La democrazia è il sistema dei più, non dei migliori: “È ingiusto - dicevo ai miei studenti, da giovane, per provocarli - che il mio voto abbia lo stesso valore del vostro, che vi rifiutate di studiare per bene la differenza fra fascismo, liberalismo e democrazia”.

Ma è innocente la Chiesa trentina (e italiana)? I “cattolici democratici” hanno opposto resistenza, come sono stati capaci, nel volontariato soprattutto. Parecchi candidati di destra hanno potuto esibire in campagna elettorale, senza colpo ferire, la qualifica di cattolici: sono quelli della “famiglia naturale”, del “movimento per la vita”, del no alla legge del biotestamento. Per mesi Salvini ha fatto la figura dell’eroe nell’opporsi alle leggi sui diritti civili. È stato eletto, a furor di popolo, anche un giovanissimo Denis Paoli (31 anni), che ha al suo attivo, e le cita con orgoglio, due battaglie.

Da studente, rappresentante d’istituto, ha fatto riappendere il crocifisso sul muro delle aule della sua scuola e, cresciuto, raccogliendo le firme al mercato, ha guidato l’opposizione all’accoglienza dei profughi a Mezzolombardo. Che è, ahimè, il mio paese di origine dove, nel furore del dopo-Concilio, è sorta la scuola serale per gli operai.

Denis Paoli è un tipico esponente di quel cristianesimo etnico-identitario di cui ha parlato recentemente a Trento Paolo Naso. Per capire il fenomeno erano presenti gli addetti ai lavori, ma non i delegati dei Consigli parrocchiali, forse perché, da laici, possono solo consigliare il parroco nelle decisioni.

La Chiesa non ha recepito il Concilio Vaticano II, che nella Gaudium et spes n.75 auspica l’educazione alla politica. Non dico sia facile: lo era quando si trattava di educare al voto per la Democrazia Cristiana in funzione anticomunista.

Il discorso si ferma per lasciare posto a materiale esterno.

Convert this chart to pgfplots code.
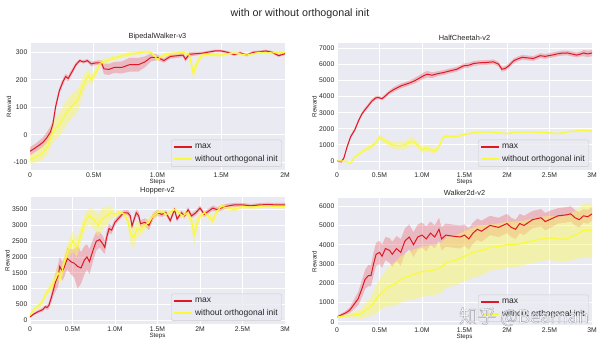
\documentclass[border=0pt]{standalone}
\usepackage{pgfplots}
\pgfplotsset{compat=1.18}
\usepgfplotslibrary{fillbetween}
\usepackage{pgfplotstable}
\usepackage{fontspec}
\setmainfont{Liberation Sans}
\newfontfamily\cjk{Noto Sans CJK SC}
\definecolor{bgc}{RGB}{234,234,242}
\definecolor{redl}{RGB}{222,24,36}
\definecolor{yell}{RGB}{250,250,60}
\definecolor{redf}{RGB}{235,70,80}
\definecolor{yelf}{RGB}{250,250,90}
\definecolor{txt}{RGB}{38,38,38}

% BipedalWalker
\pgfplotstableread{
x y e
0 -60 15
0.05 -45 15
0.1 -28 18
0.13 -12 20
0.16 10 20
0.18 40 15
0.2 100 15
0.23 160 12
0.26 195 12
0.28 212 10
0.3 205 10
0.33 230 10
0.36 255 8
0.39 270 6
0.42 265 6
0.45 270 6
0.48 258 8
0.52 262 8
0.56 262 10
0.58 240 20
0.62 238 20
0.66 245 20
0.72 245 22
0.78 255 25
0.85 255 25
0.9 265 20
0.95 282 15
1.0 282 10
1.05 270 8
1.1 285 8
1.2 290 8
1.22 275 10
1.25 293 8
1.35 297 5
1.45 305 5
1.5 305 5
1.55 300 5
1.6 292 5
1.65 298 5
1.7 290 5
1.75 300 5
1.8 302 5
1.85 305 5
1.9 300 5
1.95 288 5
2.0 295 5
}\bwred
\pgfplotstableread{
x y e
0 -90 15
0.05 -80 20
0.1 -65 25
0.14 -40 30
0.17 0 35
0.2 25 40
0.22 30 40
0.26 60 45
0.3 90 45
0.34 110 45
0.38 130 40
0.4 160 35
0.43 195 30
0.46 215 25
0.48 200 20
0.52 230 15
0.55 260 12
0.6 270 10
0.7 285 8
0.8 295 8
0.9 302 5
0.95 300 5
1.0 275 8
1.05 290 8
1.1 295 6
1.2 300 6
1.25 290 10
1.28 225 25
1.32 270 15
1.35 290 8
1.4 292 6
1.5 290 6
1.55 295 5
1.6 298 5
1.7 290 5
1.8 300 5
1.9 298 5
2.0 300 5
}\bwyel
% HalfCheetah
\pgfplotstableread{
x y e
0 0 50
0.05 -50 50
0.08 170 80
0.12 900 100
0.16 1500 120
0.21 1940 120
0.25 2460 120
0.29 2900 120
0.33 3190 120
0.37 3450 120
0.41 3720 120
0.45 3900 120
0.48 3950 100
0.53 3870 100
0.57 4050 120
0.61 4240 120
0.67 4450 150
0.75 4660 150
0.8 4750 150
0.86 4860 150
0.92 5000 180
0.98 5180 180
1.02 5300 200
1.06 5390 200
1.12 5330 180
1.18 5420 150
1.25 5490 150
1.33 5600 150
1.41 5700 150
1.49 5910 150
1.55 5950 150
1.61 6060 150
1.68 6100 150
1.76 6120 150
1.84 6160 150
1.9 6020 150
1.94 5700 150
1.98 5750 150
2.02 5910 150
2.08 6230 150
2.13 6350 150
2.18 6440 150
2.25 6400 150
2.31 6370 150
2.39 6540 150
2.45 6500 150
2.49 6540 150
2.55 6600 150
2.59 6650 150
2.65 6700 150
2.71 6710 150
2.76 6650 150
2.82 6580 150
2.87 6650 150
2.9 6710 200
2.95 6650 200
3.0 6710 200
}\hcred
\pgfplotstableread{
x y e
0 0 50
0.08 0 50
0.12 -50 60
0.16 -150 60
0.2 200 80
0.25 400 100
0.3 600 100
0.35 750 120
0.4 900 150
0.45 1100 150
0.5 1480 150
0.55 1300 180
0.6 1150 200
0.65 1000 200
0.72 950 250
0.8 1000 250
0.86 1200 300
0.9 1200 250
0.95 1000 200
1.0 700 200
1.05 800 200
1.1 700 180
1.15 600 180
1.2 900 150
1.25 1500 100
1.3 1550 80
1.4 1500 80
1.5 1650 80
1.6 1750 60
1.7 1800 60
1.8 1800 60
1.9 1750 60
2.0 1700 60
2.1 1800 60
2.3 1800 60
2.5 1750 60
2.6 1700 60
2.7 1800 60
2.8 1850 60
2.9 1900 60
3.0 1850 60
}\hcyel
% Hopper
\pgfplotstableread{
x y e
0 100 30
0.05 200 40
0.1 270 50
0.15 330 60
0.18 420 60
0.2 400 80
0.22 450 100
0.25 700 150
0.28 1000 200
0.3 1200 300
0.33 1400 350
0.35 1700 300
0.38 1550 300
0.4 1650 300
0.42 1800 300
0.44 1950 350
0.48 1850 400
0.52 1800 450
0.56 1700 700
0.6 1650 500
0.64 1900 450
0.67 2000 400
0.7 1850 400
0.74 2200 350
0.78 2500 300
0.82 2550 250
0.86 2400 250
0.88 2300 200
0.9 2600 200
0.93 2900 150
0.96 2850 120
1.0 3100 100
1.05 3250 80
1.1 3400 80
1.15 3400 80
1.18 3300 100
1.2 2980 120
1.25 3400 100
1.28 3300 120
1.3 3050 120
1.35 3100 120
1.4 3000 150
1.45 3300 100
1.5 3400 100
1.55 3350 80
1.6 3400 80
1.65 3150 80
1.7 3500 80
1.73 3200 80
1.78 3400 80
1.82 3300 80
1.86 3500 80
1.9 3300 80
1.95 3400 80
2.0 3550 80
2.05 3350 80
2.1 3450 80
2.15 3550 80
2.2 3500 80
2.25 3550 80
2.3 3600 80
2.4 3650 60
2.5 3650 60
2.6 3620 60
2.7 3650 60
2.8 3660 60
2.9 3650 60
3.0 3650 60
}\hored
\pgfplotstableread{
x y e
0 150 50
0.05 350 60
0.1 450 80
0.15 600 100
0.18 800 100
0.22 950 120
0.26 1100 150
0.3 1300 200
0.33 1500 200
0.36 1350 200
0.4 1800 250
0.45 2200 300
0.5 2500 300
0.55 2300 300
0.6 2700 300
0.65 3150 250
0.7 3300 250
0.75 3200 300
0.8 3000 350
0.85 3200 350
0.9 3300 300
0.95 3400 200
1.0 3350 100
1.05 3400 80
1.1 3380 80
1.15 3150 150
1.18 2750 300
1.22 2600 350
1.26 2900 250
1.3 2850 200
1.35 3000 150
1.4 3100 120
1.45 3300 100
1.5 3400 100
1.55 3450 80
1.6 3350 80
1.65 3400 80
1.7 3500 80
1.75 3400 80
1.8 3300 80
1.85 3400 100
1.9 3150 200
1.93 2700 350
1.97 3100 200
2.0 3300 100
2.05 3400 80
2.1 3300 100
2.15 3150 150
2.2 3450 100
2.25 3600 80
2.35 3550 80
2.4 3500 80
2.5 3600 60
2.6 3580 60
2.7 3600 60
2.8 3620 60
2.9 3600 60
3.0 3600 60
}\hoyel
% Walker2d
\pgfplotstableread{
x y e
0 250 50
0.05 350 80
0.1 450 100
0.15 600 150
0.2 900 250
0.25 1200 350
0.3 1800 450
0.33 2200 500
0.37 2400 550
0.4 2400 550
0.43 3000 600
0.46 3500 600
0.5 3600 600
0.53 3400 600
0.57 3800 600
0.62 3700 650
0.65 3500 650
0.7 3800 650
0.75 3600 700
0.8 4200 650
0.85 4400 650
0.9 4000 650
0.95 4400 650
1.0 4500 650
1.05 4300 650
1.1 4600 600
1.15 4400 600
1.2 4800 600
1.23 4300 600
1.28 4500 600
1.35 4450 600
1.45 4400 600
1.5 4500 550
1.55 4300 550
1.6 4600 550
1.65 4800 550
1.7 4700 550
1.8 5000 500
1.9 4900 500
2.0 5100 500
2.05 4900 500
2.1 4800 500
2.15 5100 500
2.2 5000 500
2.3 5300 450
2.4 5400 450
2.45 5200 450
2.5 5300 450
2.6 5500 400
2.7 5550 400
2.75 5600 400
2.8 5400 400
2.85 5300 400
2.9 5500 350
2.95 5450 350
3.0 5600 350
}\wkred
\pgfplotstableread{
x y e
0 250 50
0.1 300 80
0.2 350 150
0.28 400 250
0.35 650 400
0.4 800 500
0.45 1100 700
0.5 1400 800
0.55 1600 900
0.6 1800 1000
0.65 1900 1100
0.7 2000 1150
0.75 2200 1200
0.8 2300 1200
0.9 2450 1300
1.0 2600 1300
1.1 2650 1300
1.2 2750 1300
1.3 3100 1300
1.4 3200 1300
1.5 3400 1300
1.6 3600 1300
1.7 3700 1300
1.8 3850 1200
1.9 3900 1200
2.0 4000 1200
2.1 4000 1200
2.2 4100 1150
2.3 4200 1150
2.4 4300 1150
2.5 4350 1150
2.6 4300 1150
2.7 4300 1200
2.8 4500 1250
2.85 4600 1300
2.9 4750 1400
3.0 4750 1400
}\wkyel

\newcommand{\band}[4]{%
  \addplot[name path=#4u, draw=none, forget plot] table[x=x, y expr=\thisrow{y}+\thisrow{e}] {#1};
  \addplot[name path=#4l, draw=none, forget plot] table[x=x, y expr=\thisrow{y}-\thisrow{e}] {#1};
  \addplot[fill=#2, fill opacity=#3, draw=none, forget plot] fill between[of=#4u and #4l];
}

\pgfplotsset{
  sns/.style={
    scale only axis, width=255pt, height=127pt,
    axis background/.style={fill=bgc},
    axis line style={draw=none},
    major tick length=0pt,
    grid=major, grid style={white, line width=0.8pt},
    xmin=0,
    tick label style={font=\fontsize{6.8}{7}\selectfont, text=txt},
    /pgf/number format/assume math mode=true,
    /pgf/number format/1000 sep={},
    scaled y ticks=false,
    xticklabel style={inner sep=1pt, yshift=-2pt},
    yticklabel style={inner sep=1pt, xshift=-1.5pt},
    xlabel={Steps}, ylabel={Reward},
    label style={font=\fontsize{6.2}{7}\selectfont, text=txt},
    xlabel style={yshift=3pt},
    ylabel style={yshift=-2pt},
    title style={font=\fontsize{7.4}{8}\selectfont, text=txt, yshift=-7pt},
    legend style={at={(0.988,0.025)}, anchor=south east, draw={rgb,255:red,204;green,204;blue,204},
      fill=bgc, fill opacity=0.8, text opacity=1, rounded corners=2pt,
      font=\fontsize{8.5}{9}\selectfont, text=txt, inner xsep=2pt, inner ysep=2pt,
      row sep=1pt},
    legend cell align=left,
    legend image code/.code={\draw[#1, line width=1.8pt] (0pt,0pt) -- (18pt,0pt);},
  },
  sx2/.style={xmax=2, xtick={0,0.5,1,1.5,2}, xticklabels={0,0.5M,1.0M,1.5M,2M}},
  sx3/.style={xmax=3, xtick={0,0.5,1,1.5,2,2.5,3}, xticklabels={0,0.5M,1.0M,1.5M,2M,2.5M,3M}},
}

\begin{document}
\begin{tikzpicture}[x=1pt,y=1pt]
\node[font=\fontsize{10.7}{12}\selectfont, text=txt] at (300,329) {with or without orthogonal init};

\begin{axis}[sns, sx2, at={(30pt,173pt)}, anchor=south west, ymin=-128, ymax=334,
  ytick={-100,0,100,200,300}, title={BipedalWalker-v3}]
\band{\bwred}{redf}{0.3}{a}
\addplot[redl, line width=1pt] table[x=x,y=y] {\bwred};
\addlegendentry{max}
\band{\bwyel}{yelf}{0.45}{b}
\addplot[yell, line width=1.2pt] table[x=x,y=y] {\bwyel};
\addlegendentry{without orthogonal init}
\end{axis}

\begin{axis}[sns, sx3, at={(337pt,173pt)}, anchor=south west, ymin=-560, ymax=7330,
  ytick={0,1000,...,7000}, title={HalfCheetah-v2}]
\band{\hcred}{redf}{0.3}{c}
\addplot[redl, line width=1pt] table[x=x,y=y] {\hcred};
\addlegendentry{max}
\band{\hcyel}{yelf}{0.45}{d}
\addplot[yell, line width=1.2pt] table[x=x,y=y] {\hcyel};
\addlegendentry{without orthogonal init}
\end{axis}

\begin{axis}[sns, sx3, at={(30pt,19pt)}, anchor=south west, ymin=-126, ymax=3900,
  ytick={0,500,...,3500}, title={Hopper-v2}]
\band{\hored}{redf}{0.3}{e}
\addplot[redl, line width=1pt] table[x=x,y=y] {\hored};
\addlegendentry{max}
\band{\hoyel}{yelf}{0.45}{f}
\addplot[yell, line width=1.2pt] table[x=x,y=y] {\hoyel};
\addlegendentry{without orthogonal init}
\end{axis}

\begin{axis}[sns, sx3, at={(337pt,18pt)}, anchor=south west, ymin=-170, ymax=6425,
  ytick={0,1000,...,6000}, title={Walker2d-v2}]
\band{\wkred}{redf}{0.3}{g}
\addplot[redl, line width=1pt] table[x=x,y=y] {\wkred};
\addlegendentry{max}
\band{\wkyel}{yelf}{0.45}{h}
\addplot[yell, line width=1.2pt] table[x=x,y=y] {\wkyel};
\addlegendentry{without orthogonal init}
\end{axis}

\node[anchor=base west, inner sep=0pt, font=\cjk\fontsize{18.5}{20}\selectfont, text=white, opacity=0.85] at (459,20) {\special{pdf:literal direct 2 Tr 0.35 w 0.55 0.55 0.6 RG}知乎 @Beaman\special{pdf:literal direct 0 Tr}};
\pgfresetboundingbox
\path[use as bounding box] (0,0) rectangle (600,343);
\end{tikzpicture}
\end{document}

Oggi dal pluralismo non possiamo recedere: Claudio Forti e Denis Paoli sono “fratelli di fede”. Alex Zanotelli si è vergognato perché il suo paese, compatto attorno a lui nel giorno della sua festa, vota poi serenamente la Lega.

La ragione di fondo, a mio parere, è che nella Chiesa il discorso è rimasto unidirezionale, dal pulpito ai banchi. Il celebrante, quando è progressista, si scaglia contro il potere e contro i politici. La domenica del voto, leggendo un foglietto spedito da Roma, abbiamo pregato affinché “Dio illumini papa Francesco nel governo della Chiesa”, ma un laico non può ancora pregare all’ambone perché “Dio illumini i cattolici nello scegliere i governanti”. Quel Cesare a cui nel Vangelo va dato ciò che gli spetta, oggi non cade dal cielo, sale da una terra sassosa.